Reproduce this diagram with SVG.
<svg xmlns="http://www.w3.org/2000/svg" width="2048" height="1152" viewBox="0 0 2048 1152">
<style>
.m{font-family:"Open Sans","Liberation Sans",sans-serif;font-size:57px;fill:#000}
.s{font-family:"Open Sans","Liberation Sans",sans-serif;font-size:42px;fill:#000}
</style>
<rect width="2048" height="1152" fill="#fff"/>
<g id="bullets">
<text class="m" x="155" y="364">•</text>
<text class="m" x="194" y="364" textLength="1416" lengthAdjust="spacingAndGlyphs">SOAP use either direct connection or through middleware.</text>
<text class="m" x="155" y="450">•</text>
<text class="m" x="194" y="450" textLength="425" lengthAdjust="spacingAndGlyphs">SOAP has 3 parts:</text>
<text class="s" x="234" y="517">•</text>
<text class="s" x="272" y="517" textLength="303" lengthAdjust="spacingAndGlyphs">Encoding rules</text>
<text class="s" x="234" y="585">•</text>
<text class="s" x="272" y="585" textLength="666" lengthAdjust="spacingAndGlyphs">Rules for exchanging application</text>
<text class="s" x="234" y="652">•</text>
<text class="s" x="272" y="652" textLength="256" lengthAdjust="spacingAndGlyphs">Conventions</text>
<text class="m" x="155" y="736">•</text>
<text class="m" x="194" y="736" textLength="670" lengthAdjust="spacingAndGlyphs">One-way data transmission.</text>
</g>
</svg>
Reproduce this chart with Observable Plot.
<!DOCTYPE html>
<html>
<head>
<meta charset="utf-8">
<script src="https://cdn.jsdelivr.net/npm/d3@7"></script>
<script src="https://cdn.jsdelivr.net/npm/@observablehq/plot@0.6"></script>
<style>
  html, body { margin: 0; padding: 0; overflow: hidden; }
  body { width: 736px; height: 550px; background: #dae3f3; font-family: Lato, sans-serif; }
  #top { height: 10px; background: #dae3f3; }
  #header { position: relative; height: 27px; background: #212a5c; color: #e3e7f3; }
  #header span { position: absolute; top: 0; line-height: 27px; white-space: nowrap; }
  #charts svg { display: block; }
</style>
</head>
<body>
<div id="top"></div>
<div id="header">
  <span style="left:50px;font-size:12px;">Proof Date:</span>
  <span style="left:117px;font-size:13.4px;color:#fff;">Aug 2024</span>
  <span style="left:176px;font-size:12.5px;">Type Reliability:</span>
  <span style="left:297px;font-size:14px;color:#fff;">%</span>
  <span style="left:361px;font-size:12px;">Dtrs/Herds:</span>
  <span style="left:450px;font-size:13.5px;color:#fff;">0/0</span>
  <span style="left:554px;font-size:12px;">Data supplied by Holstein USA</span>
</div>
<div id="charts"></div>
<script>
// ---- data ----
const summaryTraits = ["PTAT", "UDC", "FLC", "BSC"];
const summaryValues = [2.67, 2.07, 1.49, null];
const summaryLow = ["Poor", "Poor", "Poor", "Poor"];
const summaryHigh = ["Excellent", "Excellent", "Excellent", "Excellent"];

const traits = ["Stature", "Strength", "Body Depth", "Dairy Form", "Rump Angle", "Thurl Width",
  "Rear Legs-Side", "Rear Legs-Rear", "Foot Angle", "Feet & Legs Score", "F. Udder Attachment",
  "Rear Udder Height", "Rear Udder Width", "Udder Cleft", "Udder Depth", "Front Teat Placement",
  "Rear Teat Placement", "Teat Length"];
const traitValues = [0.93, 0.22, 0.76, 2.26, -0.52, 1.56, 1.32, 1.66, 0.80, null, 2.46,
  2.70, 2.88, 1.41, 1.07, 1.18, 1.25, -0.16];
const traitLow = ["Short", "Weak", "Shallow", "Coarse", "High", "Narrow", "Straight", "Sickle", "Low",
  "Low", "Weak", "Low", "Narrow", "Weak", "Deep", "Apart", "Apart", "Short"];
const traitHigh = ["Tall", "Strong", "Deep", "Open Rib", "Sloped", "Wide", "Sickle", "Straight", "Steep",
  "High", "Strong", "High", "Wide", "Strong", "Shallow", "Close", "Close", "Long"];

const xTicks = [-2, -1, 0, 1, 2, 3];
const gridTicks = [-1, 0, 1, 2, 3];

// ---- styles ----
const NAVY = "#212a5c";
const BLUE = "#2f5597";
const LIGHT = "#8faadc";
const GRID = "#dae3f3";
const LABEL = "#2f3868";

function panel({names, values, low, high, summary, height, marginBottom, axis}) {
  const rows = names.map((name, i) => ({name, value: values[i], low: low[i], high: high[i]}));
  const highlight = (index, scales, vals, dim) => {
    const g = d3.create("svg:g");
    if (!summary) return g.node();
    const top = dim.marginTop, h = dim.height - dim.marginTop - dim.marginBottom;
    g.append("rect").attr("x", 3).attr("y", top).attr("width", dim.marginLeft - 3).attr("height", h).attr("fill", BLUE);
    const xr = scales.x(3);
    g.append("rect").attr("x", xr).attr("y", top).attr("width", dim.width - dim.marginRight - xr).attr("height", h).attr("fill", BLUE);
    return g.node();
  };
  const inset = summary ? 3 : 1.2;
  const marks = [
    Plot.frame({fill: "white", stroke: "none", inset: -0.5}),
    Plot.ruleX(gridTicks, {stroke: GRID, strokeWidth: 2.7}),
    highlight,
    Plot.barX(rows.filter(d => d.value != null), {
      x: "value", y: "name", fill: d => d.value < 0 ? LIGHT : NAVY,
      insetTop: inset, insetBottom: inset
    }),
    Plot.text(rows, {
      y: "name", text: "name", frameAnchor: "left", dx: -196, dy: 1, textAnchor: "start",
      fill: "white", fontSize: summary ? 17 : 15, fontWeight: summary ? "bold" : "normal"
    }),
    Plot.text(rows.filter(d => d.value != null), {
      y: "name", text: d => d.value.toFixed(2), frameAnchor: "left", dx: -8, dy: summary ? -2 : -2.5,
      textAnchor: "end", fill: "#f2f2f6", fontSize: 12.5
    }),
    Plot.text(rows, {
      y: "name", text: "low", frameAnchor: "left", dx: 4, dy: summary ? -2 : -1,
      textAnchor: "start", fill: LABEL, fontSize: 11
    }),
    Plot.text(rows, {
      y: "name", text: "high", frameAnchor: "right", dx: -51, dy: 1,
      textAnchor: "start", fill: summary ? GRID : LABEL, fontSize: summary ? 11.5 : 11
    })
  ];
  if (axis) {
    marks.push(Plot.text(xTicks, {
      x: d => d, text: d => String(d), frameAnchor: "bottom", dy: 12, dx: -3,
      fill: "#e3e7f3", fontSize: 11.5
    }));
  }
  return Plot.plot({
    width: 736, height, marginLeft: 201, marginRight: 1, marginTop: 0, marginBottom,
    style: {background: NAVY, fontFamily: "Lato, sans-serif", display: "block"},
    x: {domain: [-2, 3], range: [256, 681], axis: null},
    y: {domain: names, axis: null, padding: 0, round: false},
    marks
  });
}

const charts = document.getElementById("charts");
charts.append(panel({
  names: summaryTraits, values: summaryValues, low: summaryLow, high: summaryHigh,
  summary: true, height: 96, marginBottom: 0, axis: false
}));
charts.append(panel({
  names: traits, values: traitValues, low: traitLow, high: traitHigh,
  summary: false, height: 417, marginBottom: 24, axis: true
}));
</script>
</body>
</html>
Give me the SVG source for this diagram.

- What to produce: Give the number of lines in the records that contain the string "diagram", and nothing besides.

- Response: 2